Le livre s’ouvre sur un constat : le monde lyrique, de plus en plus internationalisé, tend à faire disparaître les spécificités d’interprétation propres à chaque langue et à chaque répertoire. François Le Roux nous invite ainsi à nous pencher sur les œuvres françaises afin d’en discerner les enjeux, et la beauté qui leur sont propres.
On recommandera à tous la première partie de l’ouvrage qui, après des considérations historiques sur la naissance de l’opéra français et son évolution, s’intéresse aux livrets : à leurs sujets mais aussi – et c’est là que l’étude est remarquable – à l’évolution de leur prosodie. Cette question aurait mérité plusieurs chapitres, mais le baryton pose au moins des clés de compréhension qui éclairent le rapport de la musique au texte.

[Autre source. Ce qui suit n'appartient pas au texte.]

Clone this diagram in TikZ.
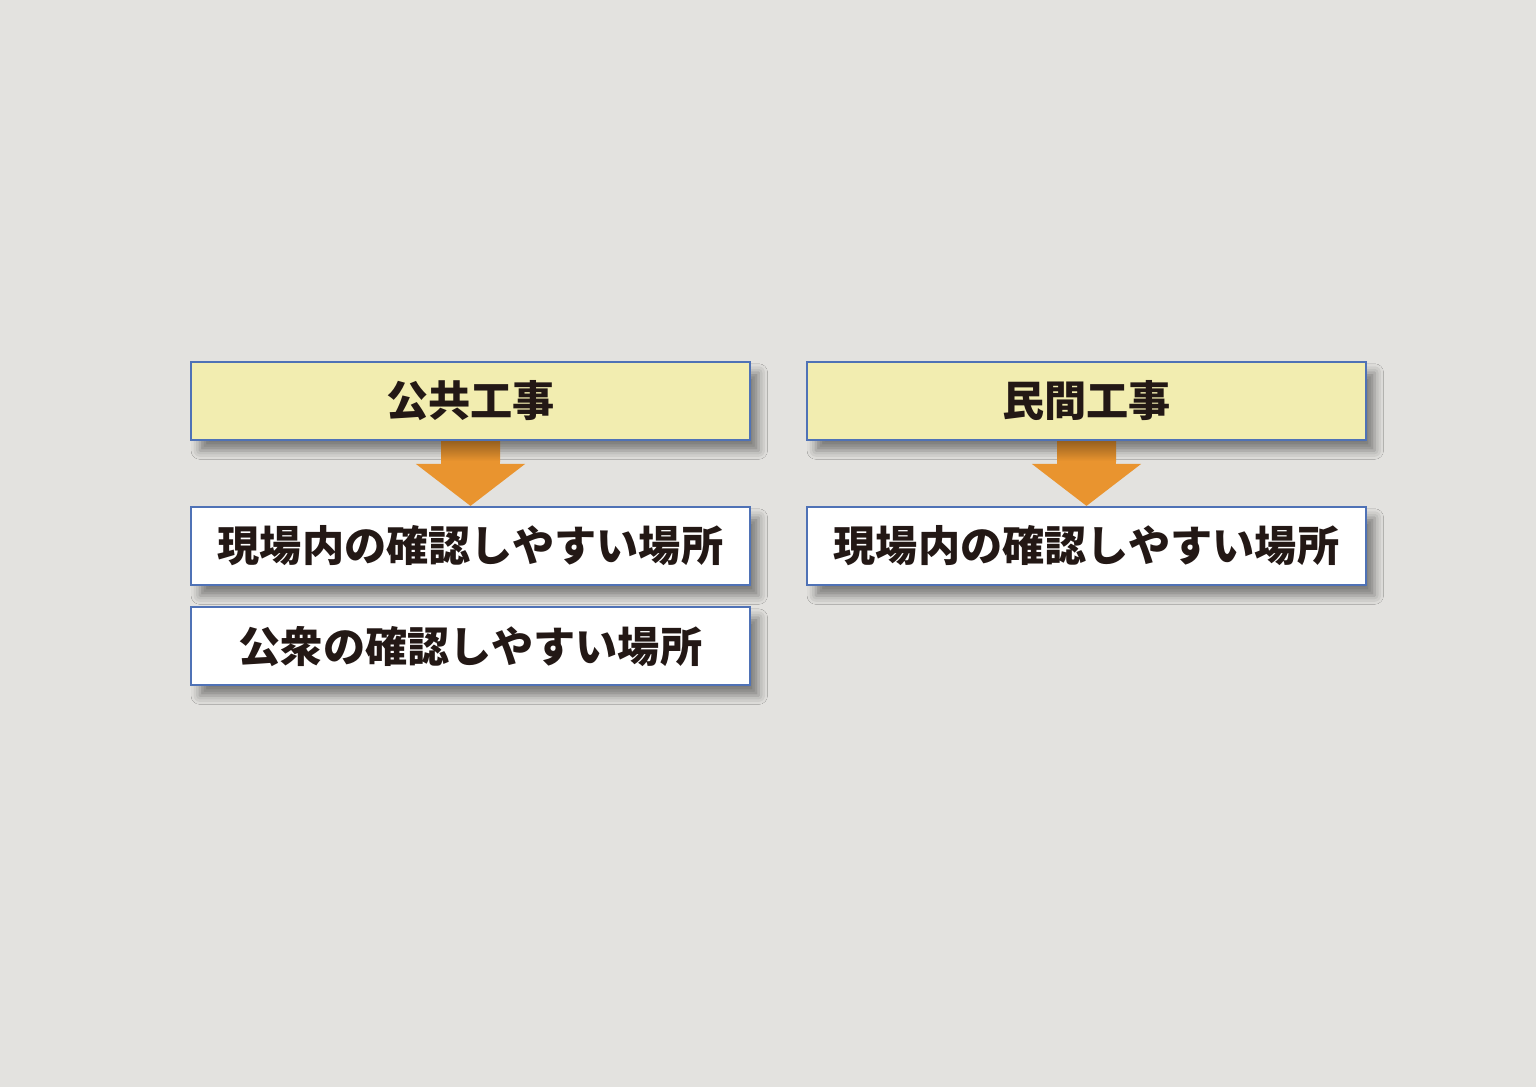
\documentclass[tikz,border=0pt]{standalone}
\usepackage{fontspec}
\setmainfont{Noto Sans CJK JP}
\usetikzlibrary{positioning,shadows.blur,arrows.meta}
\definecolor{paper}{HTML}{E3E2DF}
\definecolor{headfill}{HTML}{F2EDB0}
\definecolor{frameblue}{HTML}{4F72B6}
\definecolor{arroworange}{HTML}{E9942F}
\definecolor{ink}{HTML}{231815}

\begin{document}
\begin{tikzpicture}[x=0.02cm,y=-0.02cm,
    box/.style={draw=frameblue, line width=1.2pt, fill=white,
      minimum width=11.18cm, minimum height=1.56cm, inner sep=0pt,
      text=ink, font=\fontsize{24}{28}\selectfont\bfseries,
      blur shadow={shadow xshift=5pt, shadow yshift=-6pt,
        shadow blur radius=5pt, shadow opacity=45}},
    head/.style={box, fill=headfill},
    flow/.style={arroworange, line width=1.18cm,
      -{Triangle[length=0.84cm, width=2.14cm]}}]
\fill[paper] (0,0) rectangle (1536,1087);
% left column
\node[head] (public) at (470.5,401) {公共工事};
\node[box] (publicsite) at (470.5,546) {現場内の確認しやすい場所};
\node[box, below=0.4cm of publicsite] (publicview) {公衆の確認しやすい場所};
% right column
\node[head] (private) at (1086.5,401) {民間工事};
\node[box] (privatesite) at (1086.5,546) {現場内の確認しやすい場所};
% arrows
\draw[flow] (public.south) -- (publicsite.north);
\draw[flow] (private.south) -- (privatesite.north);
\shade[top color=arroworange!65!black, bottom color=arroworange]
  (public.south) ++(-29.5,0) rectangle ++(59,20);
\shade[top color=arroworange!65!black, bottom color=arroworange]
  (private.south) ++(-29.5,0) rectangle ++(59,20);
\end{tikzpicture}
\end{document}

S’en suivent des remarques tout à fait précieuses sur la typologie vocale propre à l’opéra français. Le style est concis, les informations précises, le propos accessible. On apprécie d’autant plus que derrière la théorie émane, parfois, les souvenirs de l’interprète.
La deuxième partie de l’ouvrage est quant à elle consacrée à vingt-cinq œuvres bien connues de François Le Roux puisqu’il les a, à une exception près (La Voix humaine de Poulenc), toutes chantées. L’occasion d’évoquer pour chacune le compositeur, l’action, le style, les voix attendues pour les rôles, mais aussi de proposer une analyse musicologique plus poussée d’un acte ou d’un air. En émanent des pistes d’interprétation dictées non par la tradition, mais directement par la partition, fouillée, travaillée par le regard expert du baryton.
Là encore, des anecdotes viennent enrichir le propos, lui donner une saveur plus personnelle. C’est un rapport éminemment intime aux opéras qu’il nous est donné d’apprécier, et quatre chapitres méritent tout particulièrement qu’on s’y attarde : l’étude de la déclamation dans Iphigénie en Tauride, l’analyse musicale extrêmement fine de Pelléas, les remarques concernant la typologie vocale de Carmen, et enfin le très rare Verlaine Paul de Georges Bœuf, qui nous entraîne dans les coulisses d’une création.
François Le Roux et Romain Raynaldy signent donc un ouvrage qu’il convient de mettre entre toutes les mains. Excellente introduction au répertoire français, il permettra aux connaisseurs de puiser de nouvelles pistes d’écoute et de réflexion.